How Passive House Design Reduces Operating Costs for Multi-Family Assets
By Lara Okunubi, CEO, Ideal Residence
In 2026, the Los Angeles multi-family market faces a crucial pivot point. Developers and institutional investors are increasingly caught between rising construction and utility costs and stringent environmental mandates, such as the Measure ULA transfer tax and the California Green Building Standards Code (CalGreen). Simultaneously, discerning tenants are demanding sustainable living spaces that offer superior air quality and reduced energy burdens. The traditional response—marginal energy-efficiency upgrades—is no longer a viable long-term strategy. To genuinely de-risk assets and secure superior returns in the Southern California landscape, the investment thesis must pivot toward Passive House design.
Passive House as a Financial Tool: Beyond “Greenwashing”

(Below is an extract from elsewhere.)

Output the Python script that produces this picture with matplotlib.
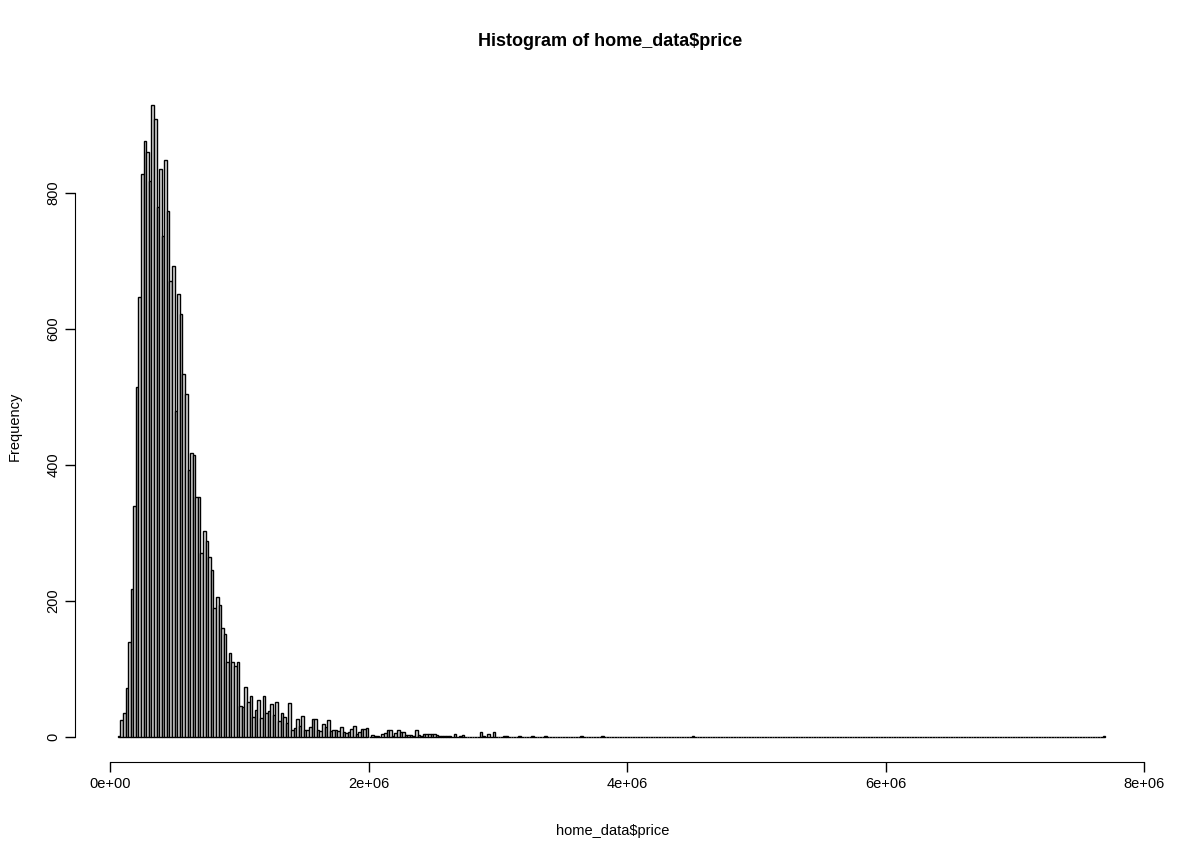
import numpy as np
import matplotlib
matplotlib.use("Agg")
import matplotlib.pyplot as plt

plt.rcParams["font.family"] = ["Liberation Sans", "DejaVu Sans"]

# histogram of prices: bins of 20,000 starting at 60,000
bin_start = 60000
bin_width = 20000
n_bins = 382
head_counts = [
    2, 25, 35, 72, 140, 217, 340, 515, 647, 828, 877, 861, 817, 930, 909, 780,
    835, 737, 849, 774, 670, 692, 480, 652, 622, 534, 505, 393, 418, 414, 353,
    353, 270, 303, 288, 265, 246, 189, 206, 194, 161, 152, 110, 124, 110, 105,
    110,
    46, 44, 73, 51, 60, 29, 39, 54, 28, 60, 35, 38, 48, 33, 51, 24, 35, 29, 21,
    50, 11, 13, 26, 16, 31, 11, 11, 14, 26, 26, 11, 9, 19, 15, 25, 9, 11, 11, 9,
    15, 7, 6, 7, 12, 16, 4, 7, 12, 12, 13, 0, 3, 1, 1, 0, 4, 6,
    10, 10, 2, 6, 10, 8, 8, 3, 3, 3, 1, 10, 3, 1, 5, 4, 5, 4, 4, 3, 2, 1, 1, 1,
    2, 0, 4, 0, 1, 3,
]
tail_bins = [140, 141, 143, 145, 149, 150, 155, 160, 165, 179, 187, 222, 381]
tail_counts = [7, 2, 4, 7, 2, 2, 2, 2, 2, 2, 1, 2, 1]

counts = np.zeros(n_bins)
counts[:len(head_counts)] = head_counts
counts[tail_bins] = tail_counts
edges = bin_start + bin_width * np.arange(n_bins)

W, H = 1184, 861
fig = plt.figure(figsize=(W / 100, H / 100), dpi=100)
left, right, top, bottom = 75, 1150, 90, 762
ax = fig.add_axes([left / W, 1 - bottom / H, (right - left) / W, (bottom - top) / H])

ax.bar(edges, counts, width=bin_width, align="edge", facecolor="#dcdcdc",
       edgecolor="black", linewidth=1.0)

sx = 1034 / 8e6
ax.set_xlim(-(110 - left) / sx, (right - 110) / sx)
sy = 0.68
ax.set_ylim(-(bottom - 737) / sy, (737 - top) / sy)

for s in ("top", "right"):
    ax.spines[s].set_visible(False)
ax.spines["left"].set_bounds(0, 800)
ax.spines["bottom"].set_bounds(0, 8e6)
ax.set_xticks([0, 2e6, 4e6, 6e6, 8e6])
ax.set_xticklabels(["0e+00", "2e+06", "4e+06", "6e+06", "8e+06"])
ax.set_yticks([0, 200, 400, 600, 800])
ax.set_yticklabels(["0", "200", "400", "600", "800"], rotation=90, va="center")
ax.tick_params(length=7, labelsize=10.5, width=1)
ax.set_xlabel("home_data$price", fontsize=10.5, labelpad=24)
ax.set_ylabel("Frequency", fontsize=10.5, labelpad=18)
fig.text(610 / W, 1 - 41 / H, "Histogram of home_data$price", ha="center",
         va="center", fontsize=13, fontweight="bold")

fig.savefig("out.png", dpi=100)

Passive House design is not just an environmental accolade; it is a rigorous engineering standard focused on optimizing a building’s thermal performance to an extreme degree. It relies on super-insulation, airtight construction, high-performance windows, thermal-bridge-free detailing, and mechanical ventilation with heat recovery. While this requires a modest uplift in initial hard costs, typically ranging from 3% to 5% for experienced developers, the immediate impact on a building’s operational pro-forma is profound and permanent.

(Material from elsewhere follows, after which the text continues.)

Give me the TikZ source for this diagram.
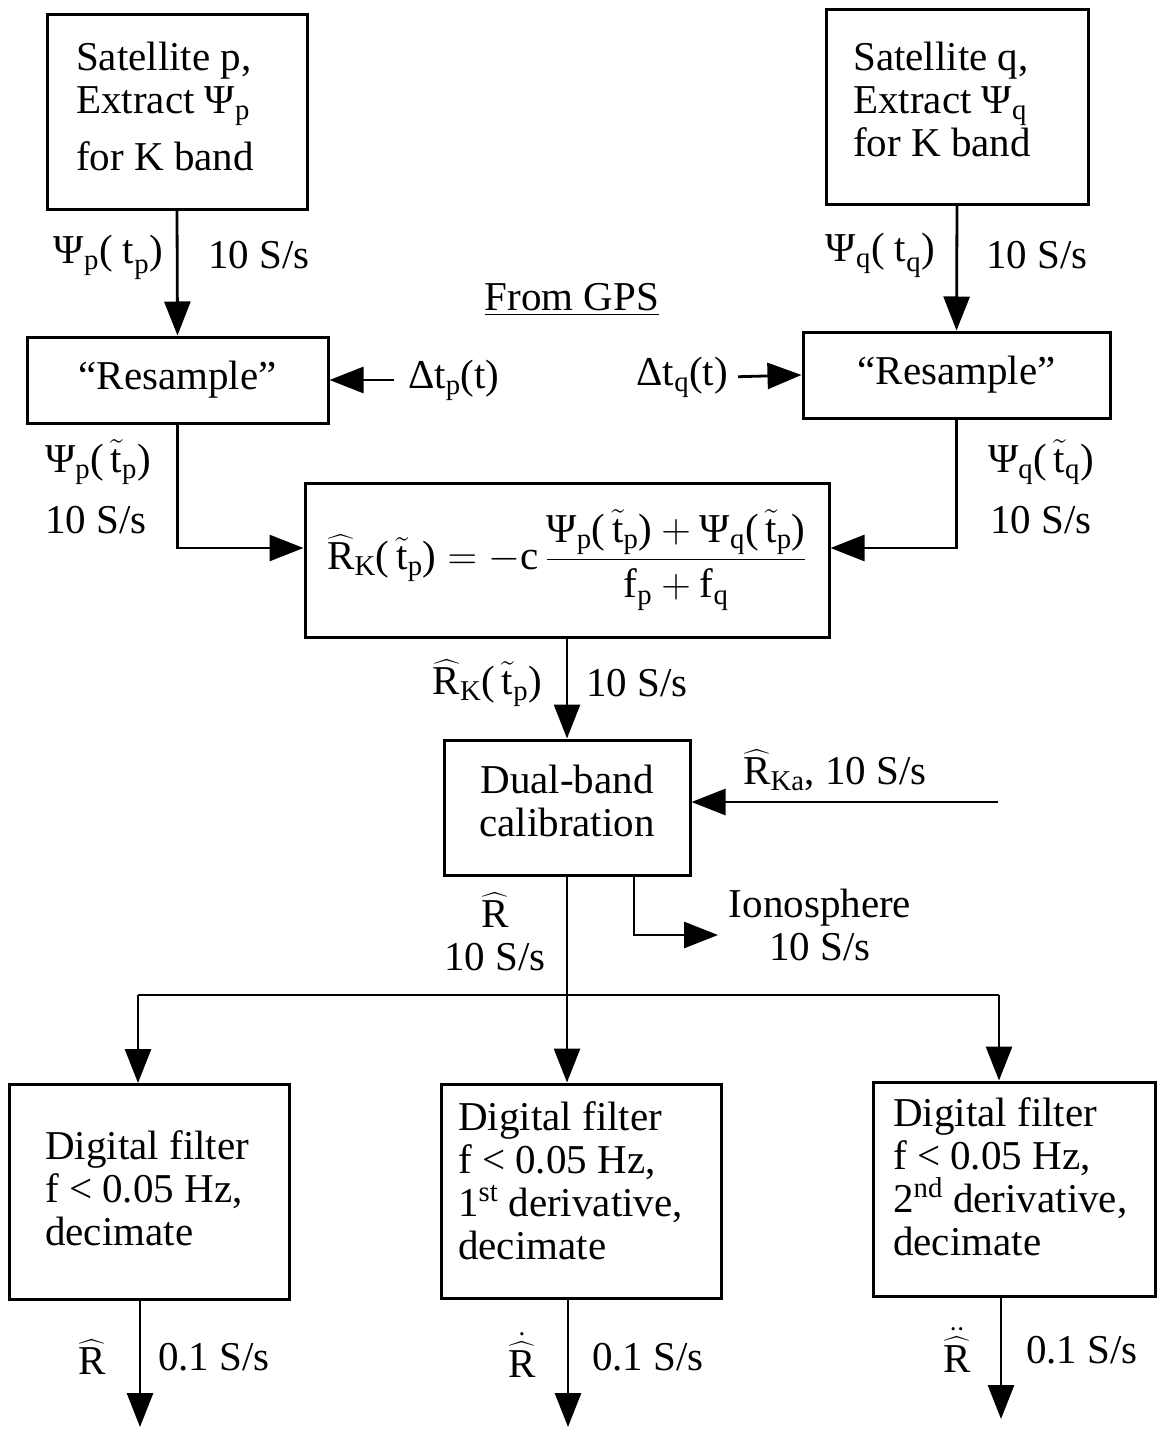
\RequirePackage{fix-cm}
\documentclass[tikz,border=0pt]{standalone}
\usepackage{amsmath}
\usepackage{fontspec}
\setmainfont{Liberation Serif}
\usetikzlibrary{arrows.meta}
\newcommand{\tx}[1]{\text{#1}}
\newcommand{\Rh}{\widehat{\text{R}}}
\newcommand{\tpt}{\,\tilde{\text{t}}_{\text{p}}}
\begin{document}
\begin{tikzpicture}[x=1pt,y=-1pt,
  every node/.style={font=\fontsize{41}{43}\selectfont, inner sep=0pt},
  box/.style={draw, line width=3pt},
  boxtext/.style={align=left, anchor=west},
  line/.style={line width=2.8pt},
  arr/.style={line width=2.8pt, -{Triangle[length=34pt,width=26pt]}},
]
\useasboundingbox (0,0) rectangle (1157,1431);

% boxes
\node[box, minimum width=260pt, minimum height=195pt] (satp) at (177,112) {};
\node[boxtext] (satpt) at (76,106)
  {Satellite p,\\Extract $\tx{Ψ}_{\tx{p}}$\\[14pt]for K band};
\node[box, minimum width=262pt, minimum height=195pt] (satq) at (957,107) {};
\node[boxtext] (satqt) at (853,99)
  {Satellite q,\\Extract $\tx{Ψ}_{\tx{q}}$\\[0pt]for K band};
\node[box, minimum width=301pt, minimum height=86pt] (resp) at (177.5,380) {“Resample”};
\node[box, minimum width=307pt, minimum height=86pt] (resq) at (956.5,375) {“Resample”};
\node[box, minimum width=524pt, minimum height=154pt] (form) at (567,560)
  {$\Rh_{\tx{K}}\tx{(}\tpt\tx{)} = -\tx{c}\,\dfrac{\tx{Ψ}_{\tx{p}}\tx{(}\tpt\tx{)} + \tx{Ψ}_{\tx{q}}\tx{(}\tpt\tx{)}}{\tx{f}_{\tx{p}} + \tx{f}_{\tx{q}}}$};
\node[box, minimum width=246pt, minimum height=135pt] (dbc) at (567,807.5) {};
\node[align=center] (dbct) at (567,801) {Dual-band\\calibration};
\node[box, minimum width=280pt, minimum height=215pt] (f1) at (149,1192) {};
\node[boxtext] (f1t) at (45,1188) {Digital filter\\f < 0.05 Hz,\\decimate};
\node[box, minimum width=280pt, minimum height=214pt] (f2) at (581,1191) {};
\node[boxtext] (f2t) at (458,1181)
  {Digital filter\\f < 0.05 Hz,\\1\textsuperscript{st} derivative,\\decimate};
\node[box, minimum width=282pt, minimum height=214pt] (f3) at (1014,1189) {};
\node[boxtext] (f3t) at (893,1177)
  {Digital filter\\f < 0.05 Hz,\\2\textsuperscript{nd} derivative,\\decimate};

% labels
\node[anchor=east] (lpp) at (163,257) {$\tx{Ψ}_{\tx{p}}\tx{( t}_{\tx{p}}\tx{)}$};
\node[anchor=west] (lrp) at (208,255) {10 S/s};
\node[anchor=east] (lpq) at (935,255) {$\tx{Ψ}_{\tx{q}}\tx{( t}_{\tx{q}}\tx{)}$};
\node[anchor=west] (lrq) at (986,255) {10 S/s};
\node (gps) at (572,300) {\underline{From GPS}};
\node[anchor=west] (dtp) at (408,380) {$\tx{Δt}_{\tx{p}}\tx{(t)}$};
\node[anchor=east] (dtq) at (728,377) {$\tx{Δt}_{\tx{q}}\tx{(t)}$};
\node[anchor=west] (lpp2) at (45,462) {$\tx{Ψ}_{\tx{p}}\tx{(}\tpt\tx{)}$};
\node[anchor=west] (lrp2) at (45,520) {10 S/s};
\node[anchor=west] (lpq2) at (988,462) {$\tx{Ψ}_{\tx{q}}\tx{(}\,\tilde{\tx{t}}_{\tx{q}}\tx{)}$};
\node[anchor=west] (lrq2) at (990,520) {10 S/s};
\node[anchor=east] (lrk) at (542,683) {$\Rh_{\tx{K}}\tx{(}\tpt\tx{)}$};
\node[anchor=west] (lrk2) at (586,683) {10 S/s};
\node[anchor=west] (lka) at (743,770) {$\Rh_{\tx{Ka}}$, 10 S/s};
\node[align=center] (lr) at (495,932) {$\Rh$\\10 S/s};
\node[align=center] (ion) at (820,925) {Ionosphere\\10 S/s};
\node (o1l) at (92,1357) {$\Rh$};
\node[anchor=west] (o1r) at (158,1357) {0.1 S/s};
\node (o2l) at (522,1355) {$\dot{\Rh}$};
\node[anchor=west] (o2r) at (592,1357) {0.1 S/s};
\node (o3l) at (957,1350) {$\ddot{\Rh}$};
\node[anchor=west] (o3r) at (1026,1350) {0.1 S/s};

% coordinates
\coordinate (kas) at (998,802);
\coordinate (iontip) at (718,935);
\coordinate (busL) at (138,995);
\coordinate (busR) at (999,995);
\coordinate (o1) at (140,1427);
\coordinate (o2) at (568,1427);
\coordinate (o3) at (1001,1419);

% connectors
\draw[arr] (satp.south) -- (resp.north);
\draw[arr] (satq.south) -- (resq.north);
\draw[arr, shorten <=14pt] (dtp.west) -- (resp.east);
\draw[arr, shorten <=10pt] (dtq.east) -- (resq.west);
\draw[arr] (resp.south) |- ([yshift=12pt]form.west);
\draw[arr] (resq.south) |- ([yshift=12pt]form.east);
\draw[arr] (form.south) -- (dbc.north);
\draw[arr] (kas) -- (kas -| dbc.east);
\draw[arr] ([xshift=67pt]dbc.south) |- (iontip);
\draw[arr] (dbc.south) -- (dbc.south |- f2.north);
\draw[line] (busL) -- (busR);
\draw[arr] (busL) -- (busL |- f1.north);
\draw[arr] (busR) -- (busR |- f3.north);
\draw[arr] (o1 |- f1.south) -- (o1);
\draw[arr] (o2 |- f2.south) -- (o2);
\draw[arr] (o3 |- f3.south) -- (o3);
\end{tikzpicture}
\end{document}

The primary financial metric optimized by Passive House is Net Operating Income (NOI). It achieves this by aggressively targeting the asset’s most significant recurring operational expenditure: energy usage.
Drastically Reducing Operating Expenses (OpEx) through Energy Arbitrage
Traditional multi-family buildings devote a significant portion of their OpEx to space heating and cooling. Passive House design can reduce these energy demands by up to 90% compared to typical existing housing stock. In the Los Angeles climate, where extreme heat waves are becoming more frequent, the monetary savings are substantial.

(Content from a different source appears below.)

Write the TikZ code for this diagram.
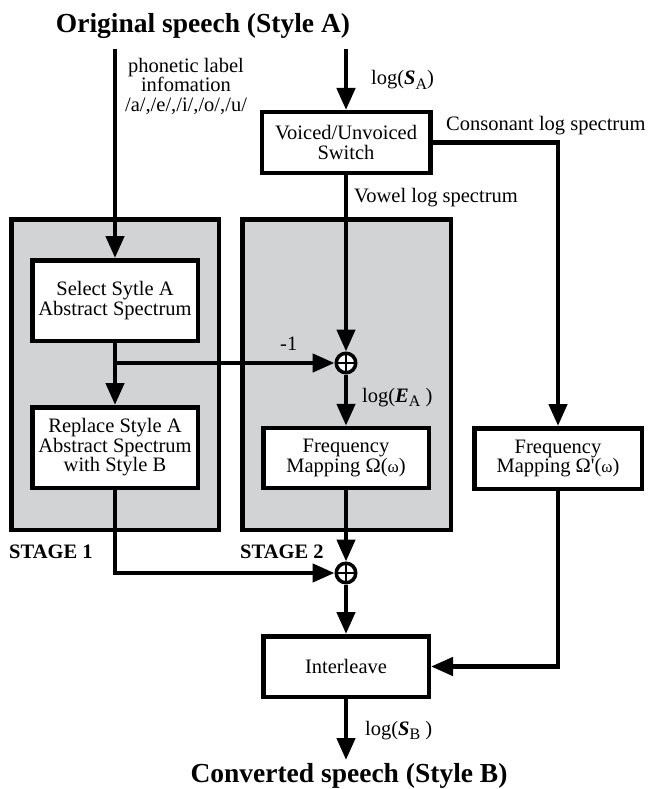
\documentclass[tikz,border=0pt]{standalone}
\usepackage{fontspec}
\setmainfont{Liberation Serif}
\usetikzlibrary{arrows.meta}
\definecolor{panel}{RGB}{209,211,213}
\newcommand{\lowidx}[1]{\raisebox{-0.22em}{\fontsize{16}{16}\selectfont #1}}
\newcommand{\smallomega}{{\fontsize{17}{17}\selectfont ω}}
\begin{document}
\begin{tikzpicture}[x=1pt,y=-1pt,
  txt/.style={font=\fontsize{20.5}{19.5}\selectfont, inner sep=0pt},
  ttl/.style={font=\fontsize{27.5}{30}\selectfont\bfseries, inner sep=0pt},
  stg/.style={font=\fontsize{20.5}{22}\selectfont\bfseries, inner sep=0pt},
  box/.style={draw, line width=4.5pt, fill=white, align=center, inner sep=0pt,
              font=\fontsize{20.5}{19.5}\selectfont},
  panelbox/.style={draw, line width=4.5pt, fill=panel, inner sep=0pt},
  arr/.style={line width=4.5pt, -{Triangle[length=22pt,width=18pt]}},
  sumnode/.style={circle, draw, line width=3.5pt, fill=white, minimum size=19.5pt, inner sep=0pt,
    path picture={\draw[line width=2.8pt] (path picture bounding box.north) -- (path picture bounding box.south)
      (path picture bounding box.west) -- (path picture bounding box.east);}}
]
\useasboundingbox (0,0) rectangle (650,789);

% panels
\node[panelbox, minimum width=207.5pt, minimum height=310.5pt] (stage1) at (115,374.5) {};
\node[panelbox, minimum width=208.5pt, minimum height=310.5pt] (stage2) at (346.5,374.5) {};

% titles
\node[ttl, anchor=base] (title1) at (203,33) {Original speech (Style A)};
\node[ttl, anchor=base] (title2) at (349,782) {Converted speech (Style B)};

% boxes
\node[box, minimum width=165.5pt, minimum height=80.5pt] (sel) at (115,300.5) {Select Sytle A\\Abstract Spectrum};
\node[box, minimum width=165.5pt, minimum height=80.5pt] (rep) at (115,447.5) {Replace Style A\\Abstract Spectrum\\with Style B};
\node[box, minimum width=168.5pt, minimum height=60.5pt] (vu) at (346,142.5) {Voiced/Unvoiced\\Switch};
\node[box, minimum width=165.5pt, minimum height=60pt] (fm) at (346,458) {Frequency\\Mapping Ω(\smallomega)};
\node[box, minimum width=167.5pt, minimum height=60.5pt] (fmp) at (558,458.5) {Frequency\\Mapping Ω\textquotesingle(\smallomega)};
\node[box, minimum width=165.5pt, minimum height=60.5pt] (il) at (346,666.5) {Interleave};

% summing junctions
\node[sumnode] (sum1) at (346,363) {};
\node[sumnode] (sum2) at (346,573) {};

% free ends
\coordinate (inL) at (115,49);
\coordinate (inM) at (346,49);
\coordinate (j1) at (115,363);
\coordinate (outM) at (346,760);

% connectors
\draw[arr] (inL) -- (sel.north);
\draw[arr] (inM) -- (vu.north);
\draw[arr] (vu.south) -- (sum1.north);
\draw[arr] (sel.south) -- (rep.north);
\draw[arr] (j1) -- (sum1.west);
\draw[arr] (sum1.south) -- (fm.north);
\draw[arr] (vu.east) -| (fmp.north);
\draw[arr] (fm.south) -- (sum2.north);
\draw[arr] (rep.south) |- (sum2.west);
\draw[arr] (sum2.south) -- (il.north);
\draw[arr] (fmp.south) |- (il.east);
\draw[arr] (il.south) -- (outM);

% labels
\node[txt, anchor=north, align=center] (phon) at (186,58) {phonetic label\\infomation\\/a/,/e/,/i/,/o/,/u/};
\node[txt, anchor=base west] (lsa) at (371,85) {log(\textbf{\textit{S}}\lowidx{A})};
\node[txt, anchor=base west] (cons) at (446,130) {Consonant log spectrum};
\node[txt, anchor=base west] (vow) at (354,202) {Vowel log spectrum};
\node[txt, anchor=base west] (m1) at (280,350) {-1};
\node[txt, anchor=base west] (lea) at (362,402) {log(\textbf{\textit{E}}\lowidx{A} )};
\node[stg, anchor=base west] (st1) at (9,558) {STAGE 1};
\node[stg, anchor=base west] (st2) at (240,558) {STAGE 2};
\node[txt, anchor=base west] (lsb) at (365,735) {log(\textbf{\textit{S}}\lowidx{B} )};
\end{tikzpicture}
\end{document}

Minimized Utility Bills: By maintaining consistent interior temperatures with negligible active heating or cooling, a Passive House asset effectively isolates its cash flow from the volatility of local energy markets. This stability creates a significant competitive advantage when structuring tenant utility agreements, whether sub-metered or RUBS (Ratio Utility Billing System).
Grid Resiliency & Smart-Grid Integration: The reduced total energy load makes Passive House developments ideal candidates for solar photovoltaic (PV) and battery storage integration. In transit-oriented communities like the Crenshaw Corridor, where the grid may face strain, this allows the asset to engage in smart-grid energy arbitrage, further enhancing NOI by generating revenue through energy export or minimizing peak-demand charges.
The Synergy: Passive House + LA’s TOC Program
Ideal Residence is proactively applying these principles to its upcoming signature project: a 7-story, 80-unit mixed-use development in South L.A. This project leverages Los Angeles’s Transit-Oriented Communities (TOC) Incentive Program, maximizing density near key K Line infrastructure. The financial calculus is synergistic: the extra density allowed by the TOC (increased FAR bonuses) offsets the marginally higher per-square-foot construction costs of Passive House construction, while the resulting asset achieves ultra-low long-term operating costs and commands premium rents due to high tenant comfort and health standards.
Sustained Asset Valuation and Future-Proofing
Furthermore, the long-term asset valuation for a Passive House development is consistently higher than a conventional build. These assets are inherently eco-resilient, designed to maintain habitable conditions during grid failures or extreme weather events. As municipalities in Southern California enact stricter building emissions standards, Passive House buildings are already “future-proofed” against costly required retrofits, further de-risking the investment over a 10- or 20-year hold period.